Part 3
The realization hit me like a physical blow. The air in my lungs turned to ice as I stared at the digital invoice on Marcus’s phone. Two hundred thousand dollars. That was our future. That was the down payment on the Craftsman home in Portland we’d spent three years skipping vacations and working overtime to save for. It was gone.
“You took our money,” I whispered, the words barely finding their way out of my throat. I looked up at Marcus, my vision tunneling. “Marcus… you emptied our joint account?”
Marcus closed his eyes, a single tear cutting through the dirt on his cheek. “Maya, it was a loan. Just a temporary loan. Chloe’s insurance refused to cover the experimental trial because it’s still in phase two. They needed the wire transfer immediately to secure her spot on the patient list. If we waited even a week to secure a bank loan, she would have missed the window. She would have died.”
“And you didn’t think to ask me?” My voice rose to a screech, the betrayal mutating into an ugly, volatile fury. “It’s my money too! My sweat, my tears, my late nights! You stole from me, Marcus! To go on a secret trip with my best friend!”
“I begged him not to,” Chloe sobbed, stepping between us, her hands trembling violently. “Maya, please, don’t hate him. I didn’t even know he used your joint savings until we were already in Colorado. I thought he used his own personal line of credit. When I found out, I wanted to tell you, but I was so sick from the first round of targeted radiation… I couldn’t think. I was terrified.”
“You both treated me like a child!” I yelled, the pain in my ankle flares up, but I ignored it, stepping closer to them. “You decided, on your own, to play god with our lives. You lied to me, you stole our future, and you let me sit here thinking you were having an affair!”
“Because if I told you,” Marcus pleaded, his voice breaking as he reached out, desperate to close the distance between us, “you would have insisted on selling your car, or taking out a second mortgage on your mom’s place. I know you, Maya. You love Chloe so much you would have ruined yourself financially to save her. I wanted the burden on me. Only me.”
“But it’s not just on you!” I cried. “You used my half of the money too! You didn’t protect me, Marcus. You betrayed me.”

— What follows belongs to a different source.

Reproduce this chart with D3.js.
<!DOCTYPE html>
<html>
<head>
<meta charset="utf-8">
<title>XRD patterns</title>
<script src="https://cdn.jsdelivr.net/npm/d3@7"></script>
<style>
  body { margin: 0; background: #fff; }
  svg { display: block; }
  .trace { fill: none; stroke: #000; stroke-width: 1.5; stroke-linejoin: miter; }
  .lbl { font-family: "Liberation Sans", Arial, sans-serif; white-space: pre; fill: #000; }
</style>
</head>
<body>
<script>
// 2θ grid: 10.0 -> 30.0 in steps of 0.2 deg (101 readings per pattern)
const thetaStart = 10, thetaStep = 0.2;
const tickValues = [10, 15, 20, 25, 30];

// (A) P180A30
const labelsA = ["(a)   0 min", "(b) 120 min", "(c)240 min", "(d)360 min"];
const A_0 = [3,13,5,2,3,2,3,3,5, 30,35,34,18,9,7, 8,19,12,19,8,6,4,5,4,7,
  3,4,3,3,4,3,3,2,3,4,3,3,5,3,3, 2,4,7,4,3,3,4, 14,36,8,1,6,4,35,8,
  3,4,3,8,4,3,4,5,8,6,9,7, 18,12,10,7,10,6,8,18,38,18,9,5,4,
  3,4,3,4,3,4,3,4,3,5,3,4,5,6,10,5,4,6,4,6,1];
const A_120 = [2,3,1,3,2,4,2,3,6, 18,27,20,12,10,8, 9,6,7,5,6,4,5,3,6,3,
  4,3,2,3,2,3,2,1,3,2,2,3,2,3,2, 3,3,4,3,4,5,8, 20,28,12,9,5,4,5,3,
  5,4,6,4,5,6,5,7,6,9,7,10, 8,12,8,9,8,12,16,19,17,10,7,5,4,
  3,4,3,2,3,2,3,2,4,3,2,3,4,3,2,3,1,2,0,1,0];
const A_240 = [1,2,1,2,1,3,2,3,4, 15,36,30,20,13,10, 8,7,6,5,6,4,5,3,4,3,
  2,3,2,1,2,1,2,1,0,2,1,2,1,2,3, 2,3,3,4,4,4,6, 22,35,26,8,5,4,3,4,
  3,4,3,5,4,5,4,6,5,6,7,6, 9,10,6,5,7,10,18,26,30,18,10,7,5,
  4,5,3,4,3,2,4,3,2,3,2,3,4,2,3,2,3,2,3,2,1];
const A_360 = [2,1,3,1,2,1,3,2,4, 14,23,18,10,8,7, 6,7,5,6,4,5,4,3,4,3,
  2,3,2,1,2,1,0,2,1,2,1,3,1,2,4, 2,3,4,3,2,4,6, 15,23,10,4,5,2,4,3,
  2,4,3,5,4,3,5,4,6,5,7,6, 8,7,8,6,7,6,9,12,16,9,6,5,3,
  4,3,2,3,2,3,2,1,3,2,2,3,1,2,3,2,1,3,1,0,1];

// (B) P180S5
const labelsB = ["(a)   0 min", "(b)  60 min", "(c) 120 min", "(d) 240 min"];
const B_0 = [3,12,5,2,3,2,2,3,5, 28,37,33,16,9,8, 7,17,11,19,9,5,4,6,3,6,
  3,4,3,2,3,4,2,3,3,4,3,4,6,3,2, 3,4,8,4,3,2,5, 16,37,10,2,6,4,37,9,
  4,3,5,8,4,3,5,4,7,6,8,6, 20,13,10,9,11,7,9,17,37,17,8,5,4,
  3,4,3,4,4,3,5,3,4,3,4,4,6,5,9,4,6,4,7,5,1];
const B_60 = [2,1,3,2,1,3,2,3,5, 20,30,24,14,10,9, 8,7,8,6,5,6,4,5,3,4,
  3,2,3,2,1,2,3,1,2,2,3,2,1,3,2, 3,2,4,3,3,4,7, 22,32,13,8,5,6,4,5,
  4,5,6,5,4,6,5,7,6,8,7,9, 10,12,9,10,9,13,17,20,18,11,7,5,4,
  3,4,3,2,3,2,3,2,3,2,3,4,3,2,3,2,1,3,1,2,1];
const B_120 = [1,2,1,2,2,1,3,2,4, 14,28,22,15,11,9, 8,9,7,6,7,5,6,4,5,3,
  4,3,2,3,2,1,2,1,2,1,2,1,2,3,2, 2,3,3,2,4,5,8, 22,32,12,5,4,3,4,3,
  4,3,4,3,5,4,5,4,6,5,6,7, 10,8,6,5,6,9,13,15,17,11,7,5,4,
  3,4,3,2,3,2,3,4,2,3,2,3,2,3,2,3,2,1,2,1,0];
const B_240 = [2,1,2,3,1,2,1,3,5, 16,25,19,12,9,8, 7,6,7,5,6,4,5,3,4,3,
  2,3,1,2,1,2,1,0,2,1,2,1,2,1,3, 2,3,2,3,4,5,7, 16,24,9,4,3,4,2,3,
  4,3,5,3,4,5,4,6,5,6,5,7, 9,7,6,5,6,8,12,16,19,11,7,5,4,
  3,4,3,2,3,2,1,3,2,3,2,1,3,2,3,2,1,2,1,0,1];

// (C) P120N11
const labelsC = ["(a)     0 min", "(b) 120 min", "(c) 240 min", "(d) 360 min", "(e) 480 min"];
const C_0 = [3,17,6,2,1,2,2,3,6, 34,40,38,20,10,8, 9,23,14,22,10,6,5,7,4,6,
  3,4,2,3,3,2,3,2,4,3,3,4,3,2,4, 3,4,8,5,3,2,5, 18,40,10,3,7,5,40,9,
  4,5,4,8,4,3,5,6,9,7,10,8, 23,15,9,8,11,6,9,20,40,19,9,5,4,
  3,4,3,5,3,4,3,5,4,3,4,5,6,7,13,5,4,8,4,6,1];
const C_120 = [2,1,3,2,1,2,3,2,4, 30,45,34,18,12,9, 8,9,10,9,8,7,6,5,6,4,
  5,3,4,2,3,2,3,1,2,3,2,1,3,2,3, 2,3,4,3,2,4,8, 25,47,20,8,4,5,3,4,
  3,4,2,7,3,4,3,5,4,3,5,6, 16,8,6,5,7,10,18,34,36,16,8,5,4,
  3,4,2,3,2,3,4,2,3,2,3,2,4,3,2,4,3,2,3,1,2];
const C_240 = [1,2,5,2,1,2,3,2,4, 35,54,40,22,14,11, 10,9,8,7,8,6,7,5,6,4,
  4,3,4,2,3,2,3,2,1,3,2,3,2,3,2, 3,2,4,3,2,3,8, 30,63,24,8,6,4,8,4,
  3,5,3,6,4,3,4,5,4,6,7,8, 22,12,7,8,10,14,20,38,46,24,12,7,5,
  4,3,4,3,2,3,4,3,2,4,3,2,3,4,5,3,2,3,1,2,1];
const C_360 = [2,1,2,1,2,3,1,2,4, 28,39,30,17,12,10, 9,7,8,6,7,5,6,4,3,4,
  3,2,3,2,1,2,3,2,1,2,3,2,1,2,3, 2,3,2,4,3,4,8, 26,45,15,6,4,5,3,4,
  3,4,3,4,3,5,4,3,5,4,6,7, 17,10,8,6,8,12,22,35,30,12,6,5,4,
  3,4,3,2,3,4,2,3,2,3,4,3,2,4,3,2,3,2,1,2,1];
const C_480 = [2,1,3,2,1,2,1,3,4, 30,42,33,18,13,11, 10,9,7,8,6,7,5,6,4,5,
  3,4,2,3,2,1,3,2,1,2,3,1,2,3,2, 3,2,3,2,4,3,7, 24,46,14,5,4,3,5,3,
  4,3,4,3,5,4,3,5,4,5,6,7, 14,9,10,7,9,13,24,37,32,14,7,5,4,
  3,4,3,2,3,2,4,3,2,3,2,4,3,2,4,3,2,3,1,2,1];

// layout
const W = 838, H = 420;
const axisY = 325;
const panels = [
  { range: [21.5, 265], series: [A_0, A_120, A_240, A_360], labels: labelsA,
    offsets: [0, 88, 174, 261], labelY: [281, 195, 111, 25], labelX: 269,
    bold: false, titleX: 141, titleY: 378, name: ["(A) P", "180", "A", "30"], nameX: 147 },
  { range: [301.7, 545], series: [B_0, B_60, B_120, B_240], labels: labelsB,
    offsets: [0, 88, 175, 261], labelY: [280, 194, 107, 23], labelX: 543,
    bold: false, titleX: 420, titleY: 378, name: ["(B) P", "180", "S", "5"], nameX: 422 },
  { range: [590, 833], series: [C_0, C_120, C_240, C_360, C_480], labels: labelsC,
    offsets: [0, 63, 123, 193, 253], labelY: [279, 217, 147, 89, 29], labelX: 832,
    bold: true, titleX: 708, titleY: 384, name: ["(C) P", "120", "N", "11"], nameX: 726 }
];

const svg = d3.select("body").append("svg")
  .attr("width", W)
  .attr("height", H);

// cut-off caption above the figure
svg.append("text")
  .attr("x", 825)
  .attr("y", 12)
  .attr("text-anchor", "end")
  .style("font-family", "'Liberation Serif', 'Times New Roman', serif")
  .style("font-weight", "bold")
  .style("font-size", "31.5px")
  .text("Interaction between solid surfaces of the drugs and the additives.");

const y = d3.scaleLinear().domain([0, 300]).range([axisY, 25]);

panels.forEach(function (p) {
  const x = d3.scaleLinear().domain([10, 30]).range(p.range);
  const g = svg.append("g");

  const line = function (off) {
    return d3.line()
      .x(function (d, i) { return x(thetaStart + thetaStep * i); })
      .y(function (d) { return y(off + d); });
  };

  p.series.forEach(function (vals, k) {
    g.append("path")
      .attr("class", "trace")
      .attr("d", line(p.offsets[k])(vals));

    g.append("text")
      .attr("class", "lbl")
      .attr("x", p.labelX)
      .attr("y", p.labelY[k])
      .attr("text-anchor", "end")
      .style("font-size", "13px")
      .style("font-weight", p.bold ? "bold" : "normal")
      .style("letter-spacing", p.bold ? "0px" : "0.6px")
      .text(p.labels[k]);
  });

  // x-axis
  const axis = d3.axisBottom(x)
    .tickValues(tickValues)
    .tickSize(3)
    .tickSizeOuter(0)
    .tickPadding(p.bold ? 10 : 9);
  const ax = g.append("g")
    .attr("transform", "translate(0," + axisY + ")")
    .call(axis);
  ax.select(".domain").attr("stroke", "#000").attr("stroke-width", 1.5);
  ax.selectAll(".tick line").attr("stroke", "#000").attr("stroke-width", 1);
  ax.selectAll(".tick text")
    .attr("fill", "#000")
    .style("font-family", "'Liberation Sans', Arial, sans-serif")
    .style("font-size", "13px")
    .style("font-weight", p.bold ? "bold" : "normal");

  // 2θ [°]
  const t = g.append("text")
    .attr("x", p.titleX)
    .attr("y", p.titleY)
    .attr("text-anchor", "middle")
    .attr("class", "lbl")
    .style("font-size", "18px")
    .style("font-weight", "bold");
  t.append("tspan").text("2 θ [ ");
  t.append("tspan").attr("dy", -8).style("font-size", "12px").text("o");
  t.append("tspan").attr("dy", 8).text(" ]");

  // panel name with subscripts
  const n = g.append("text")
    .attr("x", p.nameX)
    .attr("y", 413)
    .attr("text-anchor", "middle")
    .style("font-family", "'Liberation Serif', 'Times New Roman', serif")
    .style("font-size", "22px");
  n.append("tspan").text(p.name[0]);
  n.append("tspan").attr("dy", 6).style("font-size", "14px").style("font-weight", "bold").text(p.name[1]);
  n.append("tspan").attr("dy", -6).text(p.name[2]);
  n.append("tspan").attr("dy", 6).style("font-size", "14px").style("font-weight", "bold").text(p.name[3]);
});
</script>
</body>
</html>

The backyard fell into a suffocating, heavy silence. Above us, our friends had retreated back inside the lake house, realizing this wasn’t a simple case of cheating, but something far more devastating. The only sound was the gentle lapping of the lake water against the dock and Chloe’s quiet, ragged breathing.
I looked at Chloe. My best friend. The girl who had held my hair back when I was sick, who had stayed up all night with me when my father passed away, who knew every secret I had ever kept. She looked so small under the moonlight, her skin translucent, her shoulders shaking. She was dying, and she had been trying to spare me the agony of watching her fade away.
And then I looked at Marcus. The man I wanted to marry. He had committed a crime against our relationship, a massive breach of trust, but he had done it out of a desperate, panicked attempt to save a life.
“Why didn’t you trust me?” I asked, the anger draining out of me, leaving only a vast, empty hollow of grief. “Why didn’t either of you think I was strong enough to handle this with you?”
“Because I was a coward,” Chloe whispered, stepping forward and slowly sinking to her knees in the damp grass, her head bowed. “I was so scared of dying, Maya. But I was even more scared of seeing the pity in your eyes. You’ve always been the strong one. I didn’t want my last memories with you to be filled with hospital rooms and sadness. I wanted us to just be… us, for as long as possible.”
Marcus walked over and knelt beside her, his hand resting gently on her shoulder, his eyes locked on mine, pleading for forgiveness.
I stood there for a long time, the cold night wind whipping my hair across my face. The anger was still there, a sharp ember in my chest, but the love I had for both of them was a towering forest. You can’t easily burn down a forest.
Slowly, painfully, I walked over and knelt down in the dirt with them. I didn’t hug Marcus, and I didn’t smile. The road ahead of us was fractured, and the trust would take years to rebuild—if we even could. But as I reached out and took Chloe’s freezing hand in mine, squeezed it tight, and looked into her tear-filled eyes, I knew one thing for certain.
We were going to fight this disease together. And once she was cured, Marcus and I would have a very long, very painful reckoning. But tonight, we were just three broken people holding onto each other in the dark.